@SivaRamaKrishnaNV I shifted my postprocessing pipeline to GPU. I try to send the decoded mask through GLStreamer and keep on receiving:
[13-10-2022 17:59:16] Driveworks exception thrown: ImageStreamer(CUDA->GL)::receiveImpl, cannot unmap.

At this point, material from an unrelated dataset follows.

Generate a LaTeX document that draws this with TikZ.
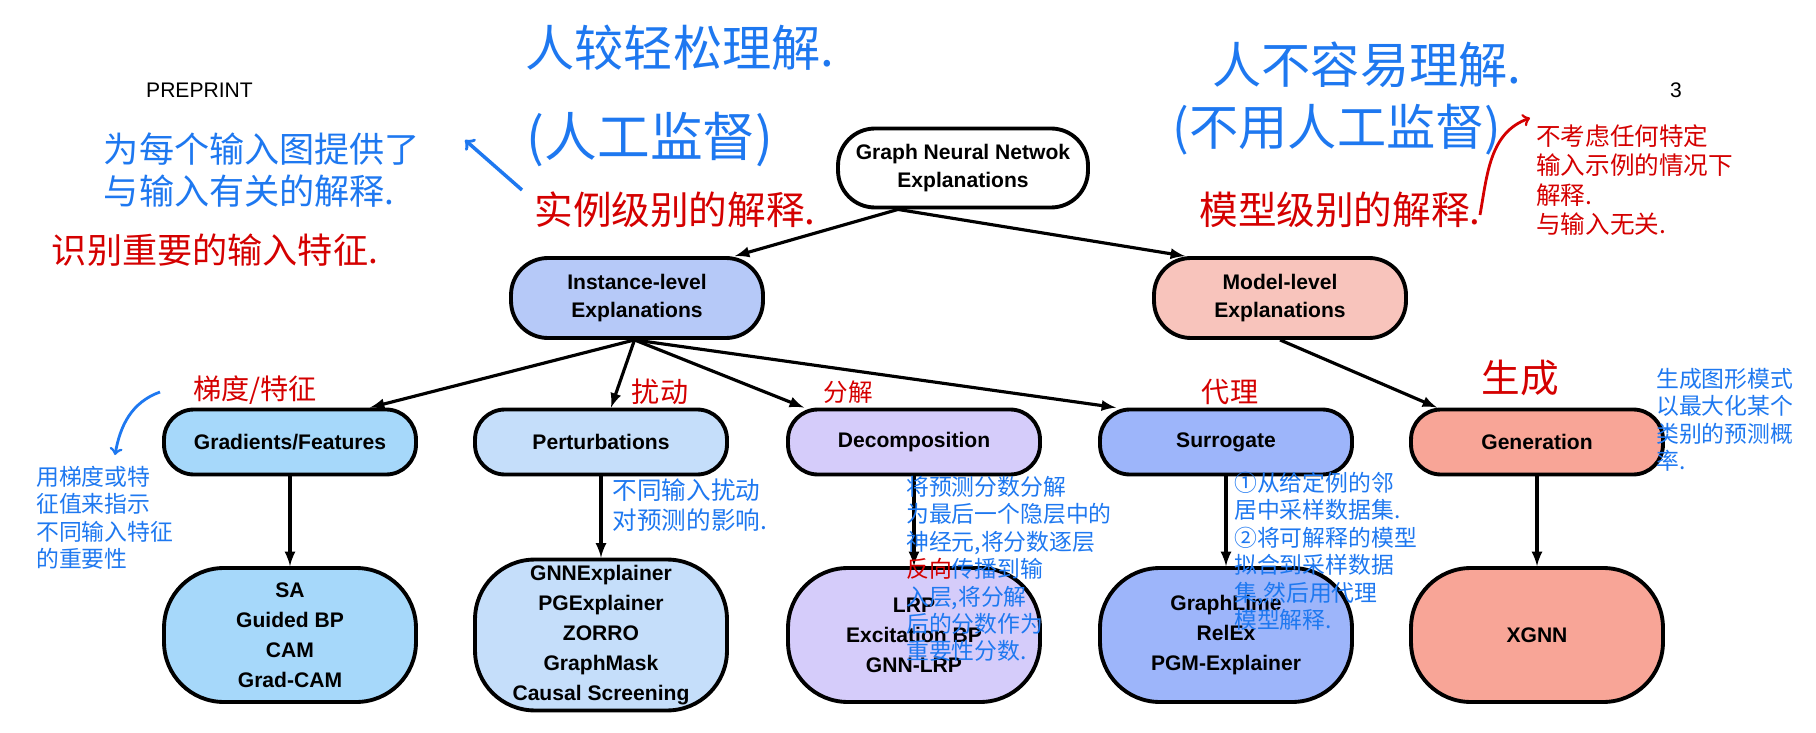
\documentclass[tikz,border=0pt]{standalone}
\usepackage{fontspec}
\setmainfont{Liberation Sans}
\newfontfamily\cjk{Noto Sans CJK SC}
\definecolor{inkblue}{HTML}{1E78F0}
\definecolor{inkred}{HTML}{D40000}
\definecolor{cgrad}{HTML}{A6D8FA}
\definecolor{cpert}{HTML}{C5DEFA}
\definecolor{cdec}{HTML}{D5CCFA}
\definecolor{csur}{HTML}{9DB5FA}
\definecolor{cgen}{HTML}{F8A597}
\definecolor{cinst}{HTML}{B6C9F8}
\definecolor{cmod}{HTML}{F8C4BC}
\begin{document}
\begin{tikzpicture}[x=0.02cm,y=-0.02cm,
  box/.style={draw,line width=2.2pt,rounded corners=17pt,align=center,
    font=\bfseries\fontsize{12}{16}\selectfont,minimum width=5.04cm},
  top/.style={box,minimum height=1.3cm},
  leaf/.style={box,minimum height=2.68cm,rounded corners=34pt,
    font=\bfseries\fontsize{12}{17}\selectfont},
  arr/.style={-latex,line width=1.8pt},
  blue/.style={text=inkblue,font=\cjk\fontsize{#1}{\the\dimexpr#1pt*6/5\relax}\selectfont,align=left},
  red/.style={text=inkred,font=\cjk\fontsize{#1}{\the\dimexpr#1pt*6/5\relax}\selectfont,align=left}]
\useasboundingbox (0,0) rectangle (1816,733);

% tree
\node[box,rounded corners=21pt,minimum width=5cm,minimum height=1.58cm] (root) at (963,168) {Graph Neural Netwok\\Explanations};
\node[top,rounded corners=21pt,fill=cinst,minimum height=1.6cm] (inst) at (637,298) {Instance-level\\Explanations};
\node[top,rounded corners=21pt,fill=cmod,minimum height=1.6cm] (mod) at (1280,298) {Model-level\\Explanations};
\node[top,fill=cgrad] (grad) at (290,442) {Gradients/Features};
\node[top,fill=cpert] (pert) at (601,442) {Perturbations};
\node[top,fill=cdec] (dec) at (914,442) {Decomposition};
\node[top,fill=csur] (sur) at (1226,442) {Surrogate};
\node[top,fill=cgen] (gen) at (1537,442) {Generation};
\node[leaf,fill=cgrad] (l1) at (290,635) {SA\\Guided BP\\CAM\\Grad-CAM};
\node[leaf,fill=cpert] (l2) at (601,635) {GNNExplainer\\PGExplainer\\ZORRO\\GraphMask\\Causal Screening};
\node[leaf,fill=cdec] (l3) at (914,635) {LRP\\Excitation BP\\GNN-LRP};
\node[leaf,fill=csur] (l4) at (1226,635) {GraphLime\\RelEx\\PGM-Explainer};
\node[leaf,fill=cgen] (l5) at (1537,635) {XGNN};

\coordinate (rs) at ([xshift=-1.3cm]root.south);
\coordinate (is) at ([xshift=-0.05cm]inst.south);
\draw[arr] (rs) -- ([xshift=-0.6cm]inst.north east);
\draw[arr] (rs) -- ([xshift=-1.9cm]mod.north);
\draw[arr] (is) -- ([xshift=1.6cm]grad.north);
\draw[arr] (is) -- ([xshift=0.2cm]pert.north);
\draw[arr] (is) -- ([xshift=-2.2cm]dec.north);
\draw[arr] (is) -- ([xshift=-2.2cm]sur.north);
\draw[arr] (mod.south) -- ([xshift=-2cm]gen.north);
\foreach \a/\b in {grad/l1,pert/l2,dec/l3,sur/l4,gen/l5}
  \draw[arr] (\a) -- (\b);

% page marks
\node[anchor=west,font=\fontsize{12}{14}\selectfont] (pp) at (140,90) {PREPRINT};
\node[font=\fontsize{12}{14}\selectfont] (pn) at (1676,90) {3};

% annotations, top
\node[blue=28] (t1) at (680,48) {人较轻松理解.};
\node[blue=30] (t2) at (650,140) {(人工监督)};
\node[red=22] (t3) at (675,210) {实例级别的解释.};
\node[blue=20] (t4) at (262,170) {为每个输入图提供了\\与输入有关的解释.};
\node[red=20] (t5) at (215,250) {识别重要的输入特征.};
\coordinate (a1) at (522,190);
\draw[inkblue,line width=2pt,->] (a1) -- (465,140);
\node[blue=28] (t6) at (1367,65) {人不容易理解.};
\node[blue=28] (t7) at (1337,130) {(不用人工监督)};
\node[red=22] (t8) at (1340,210) {模型级别的解释.};
\node[red=14,anchor=north west] (t9) at (1530,118) {不考虑任何特定\\输入示例的情况下\\解释.\\与输入无关.};
\coordinate (a2) at (1480,215);
\draw[inkred,line width=1.6pt,->] (a2) to[out=80,in=200] (t9.north west);

% annotations, category labels
\node[red=16] (c1) at (255,390) {梯度/特征};
\node[red=16] (c2) at (660,392) {扰动};
\node[red=14] (c3) at (848,392) {分解};
\node[red=16] (c4) at (1230,392) {代理};
\node[red=22] (c5) at (1520,378) {生成};

% annotations, notes
\node[blue=13,anchor=north west] (n1) at (30,460) {用梯度或特\\征值来指示\\不同输入特征\\的重要性};
\coordinate (a3) at (160,392);
\draw[inkblue,line width=1.6pt,->] (a3) to[out=200,in=80] (115,455);
\node[blue=14] (n2) at (690,505) {不同输入扰动\\对预测的影响.};
\node[blue=13,anchor=north west] (n3) at (900,470) {将预测分数分解\\为最后一个隐层中的\\神经元,将分数逐层\\{\color{inkred}反向}传播到输\\入层,将分解\\后的分数作为\\重要性分数.};
\node[blue=13,anchor=north west] (n4) at (1228,466) {①从给定例的邻\\居中采样数据集.\\②将可解释的模型\\拟合到采样数据\\集,然后用代理\\模型解释.};
\node[blue=13,anchor=north west] (n5) at (1650,362) {生成图形模式\\以最大化某个\\类别的预测概\\率.};
\end{tikzpicture}
\end{document}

Error cudaErrorInvalidGraphicsContext: invalid OpenGL or DirectX context
terminate called after throwing an instance of 'std::runtime_error'
what(): [2022-10-13 17:59:16] DW Error DW_CUDA_ERROR executing DW function:
dwImageStreamerGL_consumerReceive(&m_maskGL, 32000, m_streamerGL_CUDA2GL)
at /home/mz/mz/src/perception/segmentation.hpp:364
Aborted (core dumped)
I have shared my post processing cuda kernel below:
__global__ void decodeLabelKernel(uint8_t* mask, const float32_t* label, size_t pitch,
const uint32_t width, const uint32_t height,
const dwImageFormat format, float32_t maxVal)
{
const uint8_t colors[26][3] = {
/// COLOR MAP ///
};
const uint32_t tidx = blockDim.x * blockIdx.x + threadIdx.x;
const uint32_t tidy = blockDim.y * blockIdx.y + threadIdx.y;
if (tidx >= width || tidy >= height)
return;
int maxIdx = -1;
uint32_t startPos = (tidy * width) + tidx;
for(int i=0; i<26; ++i)
{
if (label[startPos + (i * height * width)] > maxVal)
{
maxIdx = i;
maxVal = label[startPos + (i * height * width)];
}
}
mask[tidy * pitch + 4 * tidx + 0] = colors[maxIdx][0];
mask[tidy * pitch + 4 * tidx + 1] = colors[maxIdx][1];
mask[tidy * pitch + 4 * tidx + 2] = colors[maxIdx][2];
mask[tidy * pitch + 4 * tidx + 3] = 255;
}
void decodeLabel(dwImageHandle_t mask, const float32_t* gpuBuffer)
{
dwImageProperties prop;
dwImage_getProperties(&prop, mask);
float32_t maxVal = std::numeric_limits<float32_t>::min();
if (prop.format != DW_IMAGE_FORMAT_RGBA_UINT8)
{
throw std::runtime_error("unsupported format in ");
}
else if (prop.type == DW_IMAGE_CUDA)
{
dwImageCUDA* maskCUDA;
dwImage_getCUDA(&maskCUDA, mask);
dim3 numThreads = dim3(128, 120);
decodeLabelKernel<<<dim3(iDivUp(prop.width, numThreads.x),
iDivUp(prop.height, numThreads.y)),
numThreads>>>(static_cast<uint8_t*>(maskCUDA->dptr[0]), gpuBuffer,
maskCUDA->pitch[0], prop.width,
prop.height, prop.format, maxVal);
}
}
Sharing the interpretOutput
which used GLStreamer below:
void interpretOutput( [[maybe_unused]] const float32_t* out, [[maybe_unused]] dwContextHandle_t m_context)
{
generateImage(m_maskCUDA, 0);
cudaDeviceSynchronize();
decodeLabel(m_maskCUDA, out);
cudaDeviceSynchronize();
CHECK_DW_ERROR(dwImageStreamerGL_producerSend(m_maskCUDA, m_streamerGL_CUDA2GL));
CHECK_DW_ERROR(dwImageStreamerGL_consumerReceive(&m_maskGL, 32000, m_streamerGL_CUDA2GL));
dwImage_getGL(&m_imgGl, m_maskGL);
CHECK_DW_ERROR(dwImageStreamerGL_consumerReturn(&m_maskGL, m_streamerGL_CUDA2GL));
CHECK_DW_ERROR(dwImageStreamerGL_producerReturn(&m_maskCUDA, 32000, m_streamerGL_CUDA2GL));
}
Am I traversing the model output GPU buffer and creating the mask properly? Is the output of a segmentation model is stored in the linear memory block?